- [Aim]
Exclude the pictures, then repeat the remaining data exactly.

- [Supplied material]
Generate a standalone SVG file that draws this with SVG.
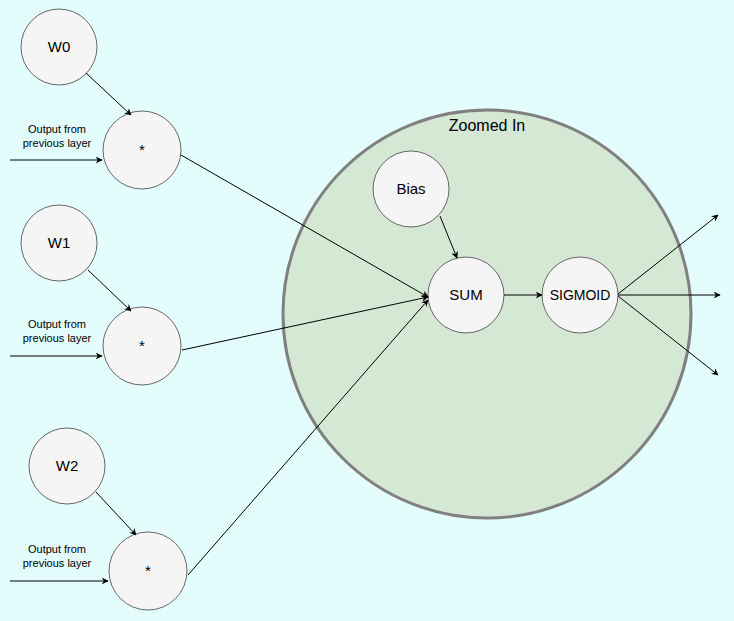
<svg xmlns="http://www.w3.org/2000/svg" width="734" height="621" viewBox="0 0 734 621">
<defs>
<marker id="a" viewBox="0 0 10 10" refX="9" refY="5" markerWidth="7" markerHeight="7" orient="auto" markerUnits="userSpaceOnUse"><path d="M0,0 L10,5 L0,10 L3,5 Z" fill="#000"/></marker>
<style>
.n{fill:#f5f5f5;stroke:#666;stroke-width:1}
.t{font-family:"Liberation Sans",Arial,sans-serif;font-size:15px;text-anchor:middle;fill:#000}
.s{font-family:"Liberation Sans",Arial,sans-serif;font-size:11px;text-anchor:middle;fill:#000}
.c line{stroke:#000;stroke-width:1;marker-end:url(#a)}
</style>
</defs>
<rect width="734" height="621" fill="#e3fdfd"/>
<g id="zoom"><circle cx="487" cy="314" r="204" fill="#d5e8d4" stroke="#808080" stroke-width="3"/><text class="t" x="487" y="131" style="font-size:16px">Zoomed In</text></g>
<g id="w0"><circle class="n" cx="59" cy="47" r="38"/><text class="t" x="59" y="52">W0</text></g>
<g id="m0"><circle class="n" cx="142" cy="150" r="39"/><text class="t" x="142" y="155">*</text></g>
<g id="w1"><circle class="n" cx="59" cy="243" r="38"/><text class="t" x="59" y="248">W1</text></g>
<g id="m1"><circle class="n" cx="142" cy="346" r="39"/><text class="t" x="142" y="351">*</text></g>
<g id="w2"><circle class="n" cx="67" cy="466" r="38"/><text class="t" x="67" y="471">W2</text></g>
<g id="m2"><circle class="n" cx="148" cy="571" r="39"/><text class="t" x="148" y="576">*</text></g>
<g id="bias"><circle class="n" cx="411" cy="189" r="38"/><text class="t" x="411" y="194">Bias</text></g>
<g id="sum"><circle class="n" cx="466" cy="295" r="38"/><text class="t" x="466" y="300">SUM</text></g>
<g id="sig"><circle class="n" cx="580" cy="295" r="38"/><text class="t" x="580" y="300" style="font-size:14px">SIGMOID</text></g>
<g id="labels">
<text class="s" x="57" y="133">Output from</text><text class="s" x="57" y="147">previous layer</text>
<text class="s" x="57" y="328">Output from</text><text class="s" x="57" y="342">previous layer</text>
<text class="s" x="57" y="553">Output from</text><text class="s" x="57" y="567">previous layer</text>
</g>
<g class="c">
<line x1="10" y1="160" x2="102" y2="160"/>
<line x1="10" y1="356" x2="102" y2="356"/>
<line x1="10" y1="581" x2="108" y2="581"/>
<line x1="86" y1="73" x2="131" y2="115"/>
<line x1="88" y1="270" x2="131" y2="311"/>
<line x1="96" y1="492" x2="136" y2="535"/>
<line x1="181" y1="155" x2="428" y2="297"/>
<line x1="182" y1="350" x2="428" y2="297"/>
<line x1="188" y1="575" x2="428" y2="300"/>
<line x1="440" y1="216" x2="457" y2="258"/>
<line x1="504" y1="295" x2="542" y2="295"/>
<line x1="618" y1="294" x2="718" y2="215"/>
<line x1="618" y1="295" x2="720" y2="295"/>
<line x1="618" y1="296" x2="718" y2="375"/>
</g>
</svg>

- [The output]
Generate a standalone SVG file that draws this with SVG.
<svg xmlns="http://www.w3.org/2000/svg" width="734" height="621" viewBox="0 0 734 621">
<defs>
<marker id="a" viewBox="0 0 10 10" refX="9" refY="5" markerWidth="7" markerHeight="7" orient="auto" markerUnits="userSpaceOnUse"><path d="M0,0 L10,5 L0,10 L3,5 Z" fill="#000"/></marker>
<style>
.n{fill:#f5f5f5;stroke:#666;stroke-width:1}
.t{font-family:"Liberation Sans",Arial,sans-serif;font-size:15px;text-anchor:middle;fill:#000}
.s{font-family:"Liberation Sans",Arial,sans-serif;font-size:11px;text-anchor:middle;fill:#000}
.c line{stroke:#000;stroke-width:1;marker-end:url(#a)}
</style>
</defs>
<rect width="734" height="621" fill="#e3fdfd"/>
<g id="zoom"><circle cx="487" cy="314" r="204" fill="#d5e8d4" stroke="#808080" stroke-width="3"/><text class="t" x="487" y="131" style="font-size:16px">Zoomed In</text></g>
<g id="w0"><circle class="n" cx="59" cy="47" r="38"/><text class="t" x="59" y="52">W0</text></g>
<g id="m0"><circle class="n" cx="142" cy="150" r="39"/><text class="t" x="142" y="155">*</text></g>
<g id="w1"><circle class="n" cx="59" cy="243" r="38"/><text class="t" x="59" y="248">W1</text></g>
<g id="m1"><circle class="n" cx="142" cy="346" r="39"/><text class="t" x="142" y="351">*</text></g>
<g id="w2"><circle class="n" cx="67" cy="466" r="38"/><text class="t" x="67" y="471">W2</text></g>
<g id="m2"><circle class="n" cx="148" cy="571" r="39"/><text class="t" x="148" y="576">*</text></g>
<g id="bias"><circle class="n" cx="411" cy="189" r="38"/><text class="t" x="411" y="194">Bias</text></g>
<g id="sum"><circle class="n" cx="466" cy="295" r="38"/><text class="t" x="466" y="300">SUM</text></g>
<g id="sig"><circle class="n" cx="580" cy="295" r="38"/><text class="t" x="580" y="300" style="font-size:14px">SIGMOID</text></g>
<g id="labels">
<text class="s" x="57" y="133">Output from</text><text class="s" x="57" y="147">previous layer</text>
<text class="s" x="57" y="328">Output from</text><text class="s" x="57" y="342">previous layer</text>
<text class="s" x="57" y="553">Output from</text><text class="s" x="57" y="567">previous layer</text>
</g>
<g class="c">
<line x1="10" y1="160" x2="102" y2="160"/>
<line x1="10" y1="356" x2="102" y2="356"/>
<line x1="10" y1="581" x2="108" y2="581"/>
<line x1="86" y1="73" x2="131" y2="115"/>
<line x1="88" y1="270" x2="131" y2="311"/>
<line x1="96" y1="492" x2="136" y2="535"/>
<line x1="181" y1="155" x2="428" y2="297"/>
<line x1="182" y1="350" x2="428" y2="297"/>
<line x1="188" y1="575" x2="428" y2="300"/>
<line x1="440" y1="216" x2="457" y2="258"/>
<line x1="504" y1="295" x2="542" y2="295"/>
<line x1="618" y1="294" x2="718" y2="215"/>
<line x1="618" y1="295" x2="720" y2="295"/>
<line x1="618" y1="296" x2="718" y2="375"/>
</g>
</svg>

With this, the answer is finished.